──────── Dataset excerpt ────────

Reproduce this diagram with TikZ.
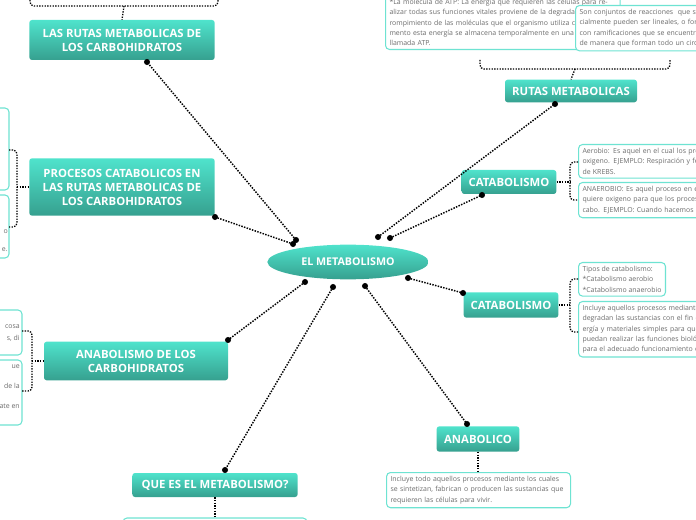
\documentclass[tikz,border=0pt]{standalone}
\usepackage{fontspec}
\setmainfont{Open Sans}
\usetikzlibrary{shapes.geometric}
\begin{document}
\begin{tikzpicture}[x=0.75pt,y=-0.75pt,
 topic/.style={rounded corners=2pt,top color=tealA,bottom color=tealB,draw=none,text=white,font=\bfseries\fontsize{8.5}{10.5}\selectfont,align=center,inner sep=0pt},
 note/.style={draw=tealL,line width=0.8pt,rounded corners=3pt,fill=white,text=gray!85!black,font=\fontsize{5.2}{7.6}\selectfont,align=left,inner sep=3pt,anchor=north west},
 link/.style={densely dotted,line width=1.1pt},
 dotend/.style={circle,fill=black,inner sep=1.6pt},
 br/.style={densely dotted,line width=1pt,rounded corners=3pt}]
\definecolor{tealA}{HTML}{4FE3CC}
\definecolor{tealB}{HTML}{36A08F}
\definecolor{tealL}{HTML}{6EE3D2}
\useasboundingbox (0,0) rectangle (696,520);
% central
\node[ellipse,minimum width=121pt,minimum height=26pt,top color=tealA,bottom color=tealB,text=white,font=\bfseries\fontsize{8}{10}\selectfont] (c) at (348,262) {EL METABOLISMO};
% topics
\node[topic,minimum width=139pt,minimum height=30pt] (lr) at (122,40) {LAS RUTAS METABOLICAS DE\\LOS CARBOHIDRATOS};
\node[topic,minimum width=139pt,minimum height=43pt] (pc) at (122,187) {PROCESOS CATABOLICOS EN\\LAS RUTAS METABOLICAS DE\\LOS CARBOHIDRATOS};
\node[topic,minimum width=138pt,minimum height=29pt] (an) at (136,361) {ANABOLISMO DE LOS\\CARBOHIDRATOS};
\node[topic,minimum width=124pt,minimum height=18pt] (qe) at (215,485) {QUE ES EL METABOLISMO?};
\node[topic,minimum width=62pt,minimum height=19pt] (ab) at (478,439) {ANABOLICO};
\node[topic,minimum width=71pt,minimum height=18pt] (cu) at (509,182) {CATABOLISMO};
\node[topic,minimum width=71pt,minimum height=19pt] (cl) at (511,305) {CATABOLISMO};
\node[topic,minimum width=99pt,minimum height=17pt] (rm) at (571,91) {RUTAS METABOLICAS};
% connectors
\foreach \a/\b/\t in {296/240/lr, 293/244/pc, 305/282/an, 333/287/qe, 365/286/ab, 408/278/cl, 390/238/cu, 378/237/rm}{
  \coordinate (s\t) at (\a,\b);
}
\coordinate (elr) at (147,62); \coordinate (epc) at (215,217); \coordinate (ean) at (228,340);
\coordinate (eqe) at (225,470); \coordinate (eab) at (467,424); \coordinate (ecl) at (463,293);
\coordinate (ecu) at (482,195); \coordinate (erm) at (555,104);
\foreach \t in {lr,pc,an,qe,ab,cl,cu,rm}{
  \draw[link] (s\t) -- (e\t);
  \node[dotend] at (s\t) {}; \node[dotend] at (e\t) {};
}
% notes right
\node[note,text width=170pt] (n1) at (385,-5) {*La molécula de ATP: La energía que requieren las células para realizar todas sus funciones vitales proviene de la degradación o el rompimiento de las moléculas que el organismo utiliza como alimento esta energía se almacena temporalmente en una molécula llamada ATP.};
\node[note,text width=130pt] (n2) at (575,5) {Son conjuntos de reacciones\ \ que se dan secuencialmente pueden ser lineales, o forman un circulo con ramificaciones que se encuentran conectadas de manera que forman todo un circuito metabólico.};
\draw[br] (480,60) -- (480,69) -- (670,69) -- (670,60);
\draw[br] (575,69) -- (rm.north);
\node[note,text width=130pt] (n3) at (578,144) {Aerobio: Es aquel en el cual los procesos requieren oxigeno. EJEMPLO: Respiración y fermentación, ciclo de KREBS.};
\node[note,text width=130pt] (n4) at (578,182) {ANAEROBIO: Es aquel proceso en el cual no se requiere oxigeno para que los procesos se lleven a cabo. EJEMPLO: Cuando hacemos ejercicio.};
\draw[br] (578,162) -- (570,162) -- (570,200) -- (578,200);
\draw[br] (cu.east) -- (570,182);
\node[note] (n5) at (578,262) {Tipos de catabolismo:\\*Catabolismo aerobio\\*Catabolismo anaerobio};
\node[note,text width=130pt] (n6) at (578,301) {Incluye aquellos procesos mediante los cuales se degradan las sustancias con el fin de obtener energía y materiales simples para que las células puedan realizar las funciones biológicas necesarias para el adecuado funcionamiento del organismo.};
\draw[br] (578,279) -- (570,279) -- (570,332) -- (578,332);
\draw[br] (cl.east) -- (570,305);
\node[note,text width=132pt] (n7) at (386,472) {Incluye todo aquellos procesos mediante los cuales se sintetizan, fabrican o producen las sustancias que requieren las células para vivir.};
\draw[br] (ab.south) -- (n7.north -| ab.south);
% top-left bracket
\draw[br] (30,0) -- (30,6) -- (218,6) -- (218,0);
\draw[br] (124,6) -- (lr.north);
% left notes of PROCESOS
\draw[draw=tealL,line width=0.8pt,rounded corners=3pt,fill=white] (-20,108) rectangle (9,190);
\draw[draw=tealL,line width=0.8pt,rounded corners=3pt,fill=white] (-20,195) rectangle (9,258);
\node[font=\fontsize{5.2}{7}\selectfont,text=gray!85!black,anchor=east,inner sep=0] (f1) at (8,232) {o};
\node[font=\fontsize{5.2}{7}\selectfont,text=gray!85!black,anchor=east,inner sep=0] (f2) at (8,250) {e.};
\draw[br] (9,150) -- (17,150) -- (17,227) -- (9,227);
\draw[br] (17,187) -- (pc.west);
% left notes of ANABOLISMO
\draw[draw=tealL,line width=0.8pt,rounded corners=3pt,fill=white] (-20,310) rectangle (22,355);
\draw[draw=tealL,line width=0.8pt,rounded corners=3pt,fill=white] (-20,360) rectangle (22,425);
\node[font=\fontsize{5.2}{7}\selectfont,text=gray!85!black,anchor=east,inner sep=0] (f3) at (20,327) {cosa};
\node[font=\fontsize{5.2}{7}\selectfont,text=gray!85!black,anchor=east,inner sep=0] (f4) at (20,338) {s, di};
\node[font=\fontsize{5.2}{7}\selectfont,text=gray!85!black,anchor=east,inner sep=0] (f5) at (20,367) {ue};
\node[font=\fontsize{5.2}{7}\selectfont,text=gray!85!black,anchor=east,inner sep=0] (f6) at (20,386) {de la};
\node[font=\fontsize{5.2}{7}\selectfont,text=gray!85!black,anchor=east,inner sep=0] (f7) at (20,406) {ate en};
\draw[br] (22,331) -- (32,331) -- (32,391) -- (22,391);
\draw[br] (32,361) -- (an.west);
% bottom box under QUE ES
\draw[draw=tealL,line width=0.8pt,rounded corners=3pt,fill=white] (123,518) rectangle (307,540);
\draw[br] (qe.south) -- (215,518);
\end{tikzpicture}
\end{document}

────────

*Aim of the task*
Write the lines above out again exactly, without any of their pictures.

*Finished task*
Reproduce this diagram with TikZ.
\documentclass[tikz,border=0pt]{standalone}
\usepackage{fontspec}
\setmainfont{Open Sans}
\usetikzlibrary{shapes.geometric}
\begin{document}
\begin{tikzpicture}[x=0.75pt,y=-0.75pt,
 topic/.style={rounded corners=2pt,top color=tealA,bottom color=tealB,draw=none,text=white,font=\bfseries\fontsize{8.5}{10.5}\selectfont,align=center,inner sep=0pt},
 note/.style={draw=tealL,line width=0.8pt,rounded corners=3pt,fill=white,text=gray!85!black,font=\fontsize{5.2}{7.6}\selectfont,align=left,inner sep=3pt,anchor=north west},
 link/.style={densely dotted,line width=1.1pt},
 dotend/.style={circle,fill=black,inner sep=1.6pt},
 br/.style={densely dotted,line width=1pt,rounded corners=3pt}]
\definecolor{tealA}{HTML}{4FE3CC}
\definecolor{tealB}{HTML}{36A08F}
\definecolor{tealL}{HTML}{6EE3D2}
\useasboundingbox (0,0) rectangle (696,520);
% central
\node[ellipse,minimum width=121pt,minimum height=26pt,top color=tealA,bottom color=tealB,text=white,font=\bfseries\fontsize{8}{10}\selectfont] (c) at (348,262) {EL METABOLISMO};
% topics
\node[topic,minimum width=139pt,minimum height=30pt] (lr) at (122,40) {LAS RUTAS METABOLICAS DE\\LOS CARBOHIDRATOS};
\node[topic,minimum width=139pt,minimum height=43pt] (pc) at (122,187) {PROCESOS CATABOLICOS EN\\LAS RUTAS METABOLICAS DE\\LOS CARBOHIDRATOS};
\node[topic,minimum width=138pt,minimum height=29pt] (an) at (136,361) {ANABOLISMO DE LOS\\CARBOHIDRATOS};
\node[topic,minimum width=124pt,minimum height=18pt] (qe) at (215,485) {QUE ES EL METABOLISMO?};
\node[topic,minimum width=62pt,minimum height=19pt] (ab) at (478,439) {ANABOLICO};
\node[topic,minimum width=71pt,minimum height=18pt] (cu) at (509,182) {CATABOLISMO};
\node[topic,minimum width=71pt,minimum height=19pt] (cl) at (511,305) {CATABOLISMO};
\node[topic,minimum width=99pt,minimum height=17pt] (rm) at (571,91) {RUTAS METABOLICAS};
% connectors
\foreach \a/\b/\t in {296/240/lr, 293/244/pc, 305/282/an, 333/287/qe, 365/286/ab, 408/278/cl, 390/238/cu, 378/237/rm}{
  \coordinate (s\t) at (\a,\b);
}
\coordinate (elr) at (147,62); \coordinate (epc) at (215,217); \coordinate (ean) at (228,340);
\coordinate (eqe) at (225,470); \coordinate (eab) at (467,424); \coordinate (ecl) at (463,293);
\coordinate (ecu) at (482,195); \coordinate (erm) at (555,104);
\foreach \t in {lr,pc,an,qe,ab,cl,cu,rm}{
  \draw[link] (s\t) -- (e\t);
  \node[dotend] at (s\t) {}; \node[dotend] at (e\t) {};
}
% notes right
\node[note,text width=170pt] (n1) at (385,-5) {*La molécula de ATP: La energía que requieren las células para realizar todas sus funciones vitales proviene de la degradación o el rompimiento de las moléculas que el organismo utiliza como alimento esta energía se almacena temporalmente en una molécula llamada ATP.};
\node[note,text width=130pt] (n2) at (575,5) {Son conjuntos de reacciones\ \ que se dan secuencialmente pueden ser lineales, o forman un circulo con ramificaciones que se encuentran conectadas de manera que forman todo un circuito metabólico.};
\draw[br] (480,60) -- (480,69) -- (670,69) -- (670,60);
\draw[br] (575,69) -- (rm.north);
\node[note,text width=130pt] (n3) at (578,144) {Aerobio: Es aquel en el cual los procesos requieren oxigeno. EJEMPLO: Respiración y fermentación, ciclo de KREBS.};
\node[note,text width=130pt] (n4) at (578,182) {ANAEROBIO: Es aquel proceso en el cual no se requiere oxigeno para que los procesos se lleven a cabo. EJEMPLO: Cuando hacemos ejercicio.};
\draw[br] (578,162) -- (570,162) -- (570,200) -- (578,200);
\draw[br] (cu.east) -- (570,182);
\node[note] (n5) at (578,262) {Tipos de catabolismo:\\*Catabolismo aerobio\\*Catabolismo anaerobio};
\node[note,text width=130pt] (n6) at (578,301) {Incluye aquellos procesos mediante los cuales se degradan las sustancias con el fin de obtener energía y materiales simples para que las células puedan realizar las funciones biológicas necesarias para el adecuado funcionamiento del organismo.};
\draw[br] (578,279) -- (570,279) -- (570,332) -- (578,332);
\draw[br] (cl.east) -- (570,305);
\node[note,text width=132pt] (n7) at (386,472) {Incluye todo aquellos procesos mediante los cuales se sintetizan, fabrican o producen las sustancias que requieren las células para vivir.};
\draw[br] (ab.south) -- (n7.north -| ab.south);
% top-left bracket
\draw[br] (30,0) -- (30,6) -- (218,6) -- (218,0);
\draw[br] (124,6) -- (lr.north);
% left notes of PROCESOS
\draw[draw=tealL,line width=0.8pt,rounded corners=3pt,fill=white] (-20,108) rectangle (9,190);
\draw[draw=tealL,line width=0.8pt,rounded corners=3pt,fill=white] (-20,195) rectangle (9,258);
\node[font=\fontsize{5.2}{7}\selectfont,text=gray!85!black,anchor=east,inner sep=0] (f1) at (8,232) {o};
\node[font=\fontsize{5.2}{7}\selectfont,text=gray!85!black,anchor=east,inner sep=0] (f2) at (8,250) {e.};
\draw[br] (9,150) -- (17,150) -- (17,227) -- (9,227);
\draw[br] (17,187) -- (pc.west);
% left notes of ANABOLISMO
\draw[draw=tealL,line width=0.8pt,rounded corners=3pt,fill=white] (-20,310) rectangle (22,355);
\draw[draw=tealL,line width=0.8pt,rounded corners=3pt,fill=white] (-20,360) rectangle (22,425);
\node[font=\fontsize{5.2}{7}\selectfont,text=gray!85!black,anchor=east,inner sep=0] (f3) at (20,327) {cosa};
\node[font=\fontsize{5.2}{7}\selectfont,text=gray!85!black,anchor=east,inner sep=0] (f4) at (20,338) {s, di};
\node[font=\fontsize{5.2}{7}\selectfont,text=gray!85!black,anchor=east,inner sep=0] (f5) at (20,367) {ue};
\node[font=\fontsize{5.2}{7}\selectfont,text=gray!85!black,anchor=east,inner sep=0] (f6) at (20,386) {de la};
\node[font=\fontsize{5.2}{7}\selectfont,text=gray!85!black,anchor=east,inner sep=0] (f7) at (20,406) {ate en};
\draw[br] (22,331) -- (32,331) -- (32,391) -- (22,391);
\draw[br] (32,361) -- (an.west);
% bottom box under QUE ES
\draw[draw=tealL,line width=0.8pt,rounded corners=3pt,fill=white] (123,518) rectangle (307,540);
\draw[br] (qe.south) -- (215,518);
\end{tikzpicture}
\end{document}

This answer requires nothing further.